DATASET:
----------
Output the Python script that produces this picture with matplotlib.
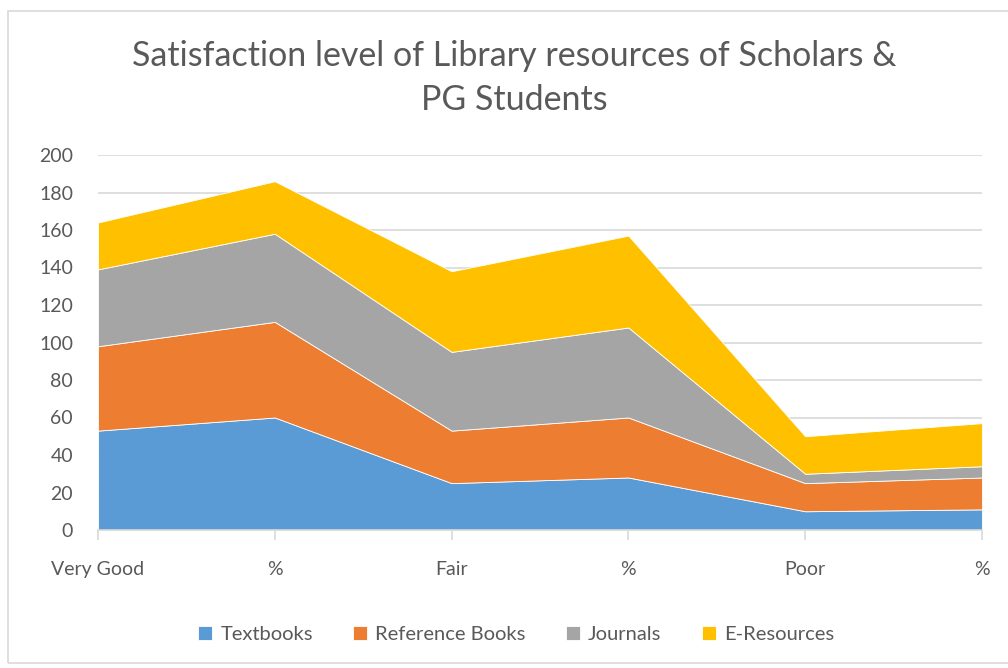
import matplotlib
matplotlib.use('Agg')
import matplotlib.pyplot as plt
from matplotlib.patches import Rectangle
import numpy as np

# data
categories = ['Very Good', '%', 'Fair', '%', 'Poor', '%']
textbooks = [53, 60, 25, 28, 10, 11]
reference_books = [45, 51, 28, 32, 15, 17]
journals = [41, 47, 42, 48, 5, 6]
e_resources = [25, 28, 43, 49, 20, 23]
series_names = ['Textbooks', 'Reference Books', 'Journals', 'E-Resources']
colors = ['#5B9BD5', '#ED7D31', '#A5A5A5', '#FFC000']

plt.rcParams['font.family'] = ['Lato', 'DejaVu Sans']
txt = '#595959'

fig = plt.figure(figsize=(10.08, 6.68), dpi=100)
fig.patches.append(Rectangle((0.008, 0.008), 1.2, 0.976, transform=fig.transFigure,
                             fill=False, edgecolor='#D9D9D9', lw=1.2))

ax = fig.add_axes([98 / 1008, 138 / 668, 884 / 1008, 375 / 668])
x = np.arange(len(categories))
ax.stackplot(x, textbooks, reference_books, journals, e_resources,
             colors=colors, labels=series_names, edgecolor='white', linewidth=0.6, zorder=2)

ax.set_xlim(0, len(categories) - 1)
ax.set_ylim(0, 200)
ax.set_yticks(range(0, 201, 20))
ax.set_xticks(x)
ax.set_xticklabels(categories)
ax.grid(axis='y', color='#D9D9D9', lw=1.2, zorder=0)
ax.set_axisbelow(True)
for s in ['top', 'right', 'left']:
    ax.spines[s].set_visible(False)
ax.spines['bottom'].set_color('#D9D9D9')
ax.spines['bottom'].set_linewidth(1.2)
ax.tick_params(axis='x', colors='#D9D9D9', length=7, width=1.2, labelcolor=txt,
               labelsize=14, pad=15)
ax.tick_params(axis='y', length=0, labelcolor=txt, labelsize=14, pad=18)

fig.text(0.51, 0.883, 'Satisfaction level of Library resources of Scholars &\nPG Students',
         ha='center', va='center', fontsize=24.5, color=txt, linespacing=1.45)

leg = fig.legend(*ax.get_legend_handles_labels(), loc='center', bbox_to_anchor=(0.512, 0.05),
                 ncol=4, frameon=False, fontsize=14.5, handlelength=0.7, handleheight=0.7,
                 columnspacing=2.0, handletextpad=0.4)
for t in leg.get_texts():
    t.set_color(txt)

fig.savefig('out.png', dpi=100)
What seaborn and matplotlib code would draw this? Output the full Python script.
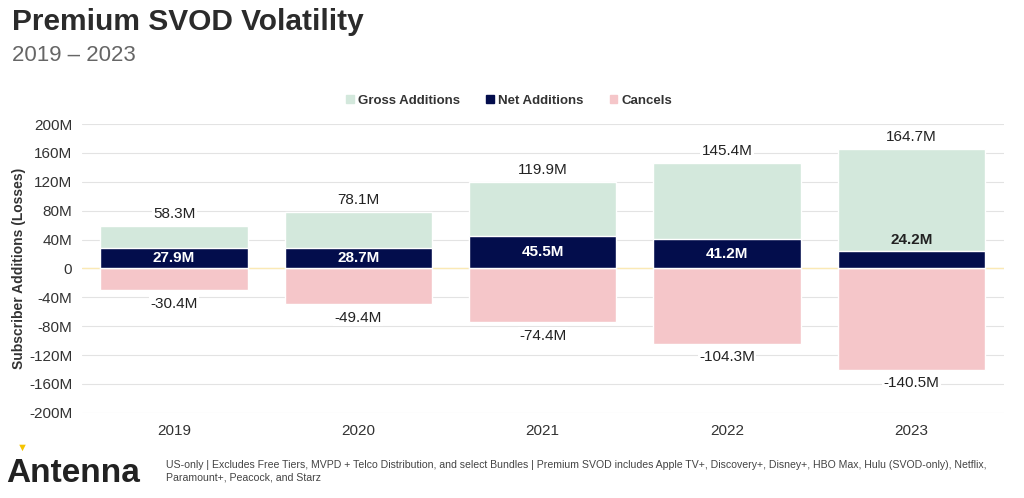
----------
WORK TO COMPLETE:
Without the pictures, repeat the entries above line by line, from the first through the one that contains "txt = '#595959'", both ends included.

SOLVED PROBLEM:
Output the Python script that produces this picture with matplotlib.
import matplotlib
matplotlib.use('Agg')
import matplotlib.pyplot as plt
from matplotlib.patches import Rectangle
import numpy as np

# data
categories = ['Very Good', '%', 'Fair', '%', 'Poor', '%']
textbooks = [53, 60, 25, 28, 10, 11]
reference_books = [45, 51, 28, 32, 15, 17]
journals = [41, 47, 42, 48, 5, 6]
e_resources = [25, 28, 43, 49, 20, 23]
series_names = ['Textbooks', 'Reference Books', 'Journals', 'E-Resources']
colors = ['#5B9BD5', '#ED7D31', '#A5A5A5', '#FFC000']

plt.rcParams['font.family'] = ['Lato', 'DejaVu Sans']
txt = '#595959'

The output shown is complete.